Inconsistency in Miller's Actions
The court observed that Miller's actions following the alleged oral agreement were inconsistent with the notion that a binding contract existed. Despite claiming that he had an agreement with Whittenburg, Miller engaged in negotiations with the Panhandle Lumber Company to trade the land, indicating that he did not believe he was bound to any deal with Whittenburg. Furthermore, correspondence between Miller and Whittenburg's attorneys showed that Miller was aware of his precarious financial situation and the impending foreclosure, yet he continued to seek other options rather than affirming the alleged agreement. This behavior undermined his assertion that the oral agreement was enforceable and illustrated that he had no legitimate claim to resist the foreclosure. The court concluded that these inconsistencies further supported the finding that no enforceable contract was in place.

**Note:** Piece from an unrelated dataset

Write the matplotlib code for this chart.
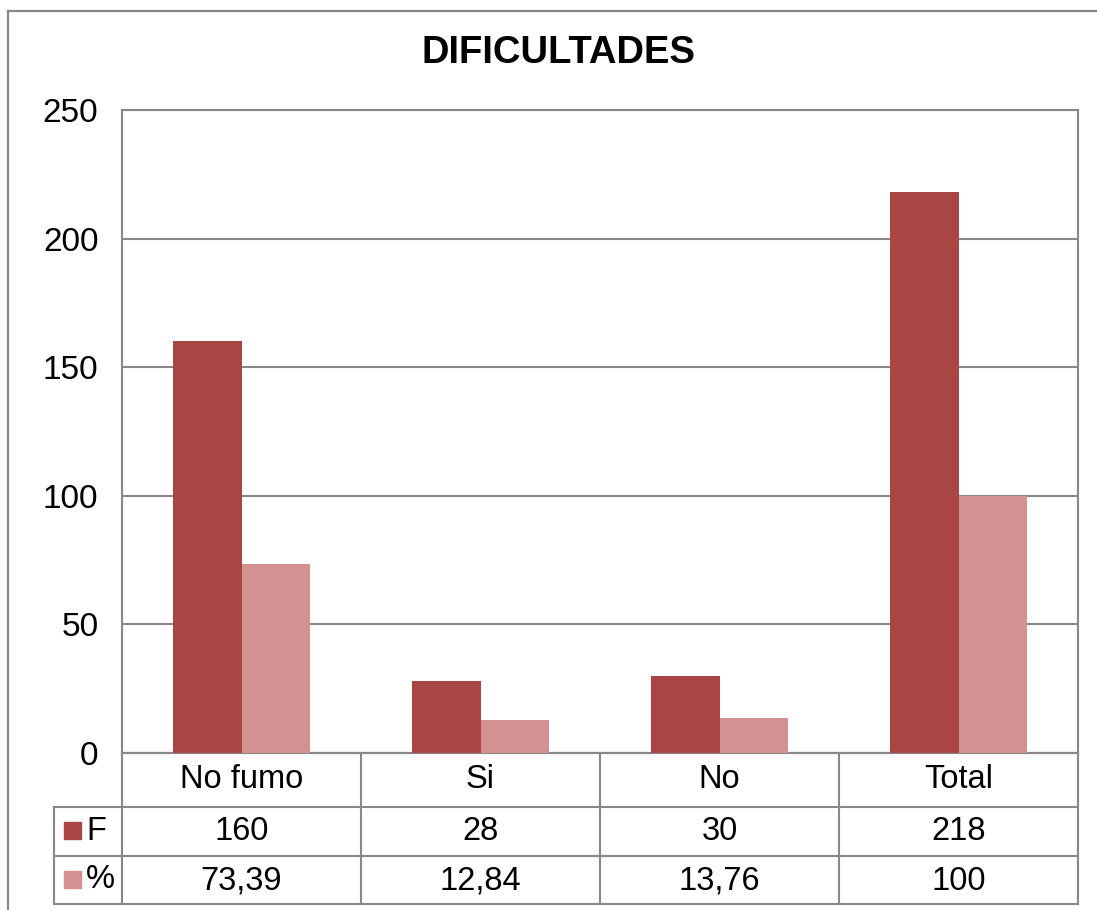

Conclusion on Legal Principles
In summary, the Supreme Court of Texas held that the oral agreement between Miller and Whittenburg was unenforceable due to violations of the statute of frauds and the realities of the vendor lien arrangement. The court clarified that while trusts can exist without written evidence, any agreement that attempts to create such a trust must be enforceable and valid in the eyes of the law. Given that Whittenburg held superior title to the land and Miller was in default, the court determined that no legal grounds existed for Miller's claims. The court affirmed the validity of the foreclosure sale and ultimately reversed the Court of Civil Appeals' ruling, reinstating the trial court's judgment in favor of the Whittenburg estate. This case underscored the importance of adhering to statutory requirements in real estate transactions and the implications of defaults on contractual rights.